Supreme Court of Canada decision

The SCC allowed the appeal and reinstated the trial judge’s finding that the Commission did not have concurrent jurisdiction over the matter. Central to the majority’s finding was the fact that past jurisprudence in Weber directed courts to give exclusive jurisdiction to labour arbitrators where the issue at dispute is the subject of a collective agreement.

The majority of the Court held that while human rights legislation does prevail over other acts, the obligation is simply that the rights and obligations in human rights legislation are to be respected above the rights and obligations in any other act. Moreover, the procedures of human rights legislation are not to take precedence over the procedures of other legislation unless the legislature has unequivocally and explicitly stated such an intention.

The majority also held that considering the context of a competing tribunal each time would have the effect of raising jurisdictional issues each time and cause confusion as to the appropriate forum in which to bring a dispute. These jurisdictional questions would be contrary to the principles of predictability, finality and certainty. The majority then went to hold that the presumption should be that the labour arbitrator has exclusive jurisdiction unless there is legislative intent to displace that presumption.

Justice Karakatsanis dissented and held that the jurisprudence and statutory scheme did not mean that labour arbitrators had exclusive jurisdiction in all cases. In her view, the jurisprudence directed courts to favour labour arbitration over civil resolution in the courts, but left open the possibility that two statutory bodies may have competing jurisdiction unless one body has explicitly ousted all other statutory bodies.  

Furthermore, she held the majority’s finding would create a barrier for access to justice. The union’s duty to fair representation is a collective duty that would require balancing the needs of all unionized such that the union has the discretion not to grieve individual human rights breaches. Conferring exclusive jurisdiction to labour arbitrators would effectively prevent individuals from having human rights breaches addressed. As a result, Justice Karakatsanis held that the Court should allow concurrent jurisdiction over human rights issues, and then the Commission should adopt the practice of declining jurisdiction unless it found the labour arbitrator’s findings to be unreasonable or unfair.

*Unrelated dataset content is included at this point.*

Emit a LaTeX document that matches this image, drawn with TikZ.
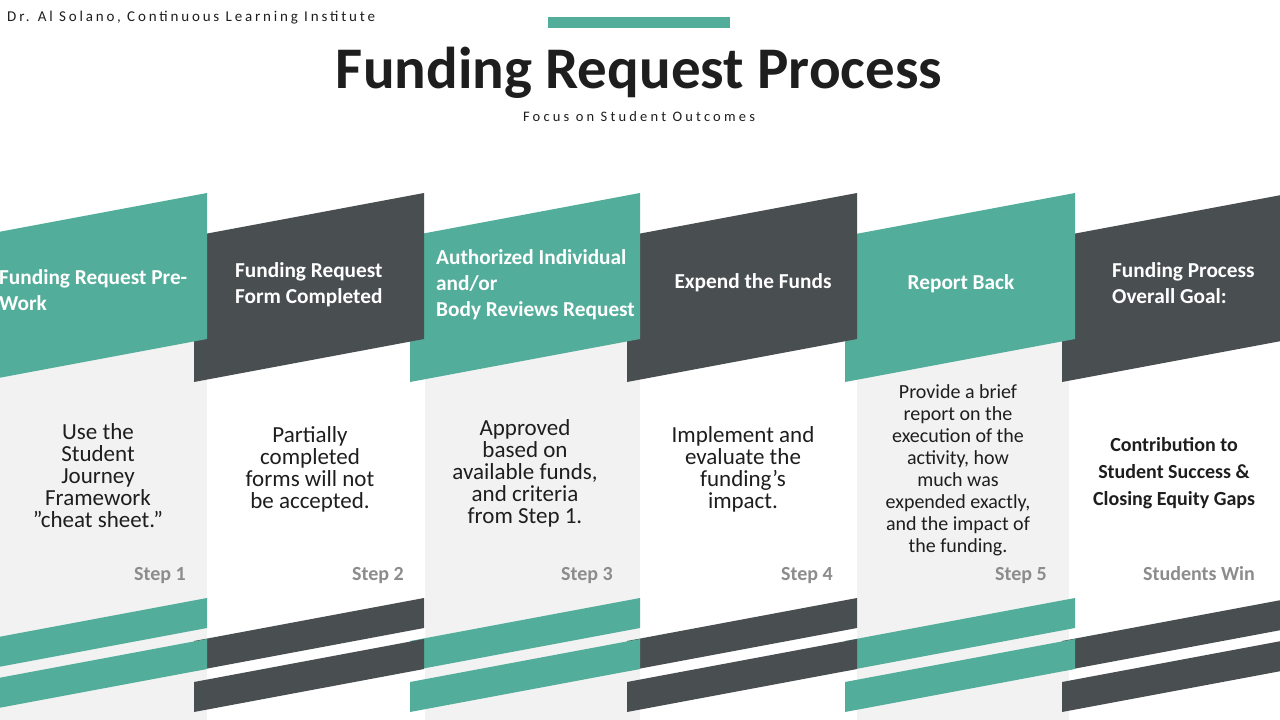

The majority explicitly rejected this suggestion, citing the fact that human rights tribunals had adopted the practice of holding that they have concurrent jurisdiction and exercising that jurisdiction even where parallel labour arbitration proceedings are taking place. The majority expressed concern for a duplicity in proceedings and the risk that human rights tribunals may essentially subvert the authority of labour arbitrators where, in the view of the human rights tribunal, the decision of the labour arbitrator is unfair. Moreover, the majority found that the union had a duty of fair representation and should work to ensure that all the claims of the individual, including human rights breaches, are fairly addressed.

Conclusion

This decision answers the question as to whether individual union members can seek redress on their own. Essentially, the SCC has directed unionized employees to first seek labour arbitration where their collective bargaining agreement gives exclusive jurisdiction to a labour arbitrator. For employers of unionized workforces, this decision provides much welcome certainty to the statutory scheme and will prevent the duplication of proceedings regarding the same employee.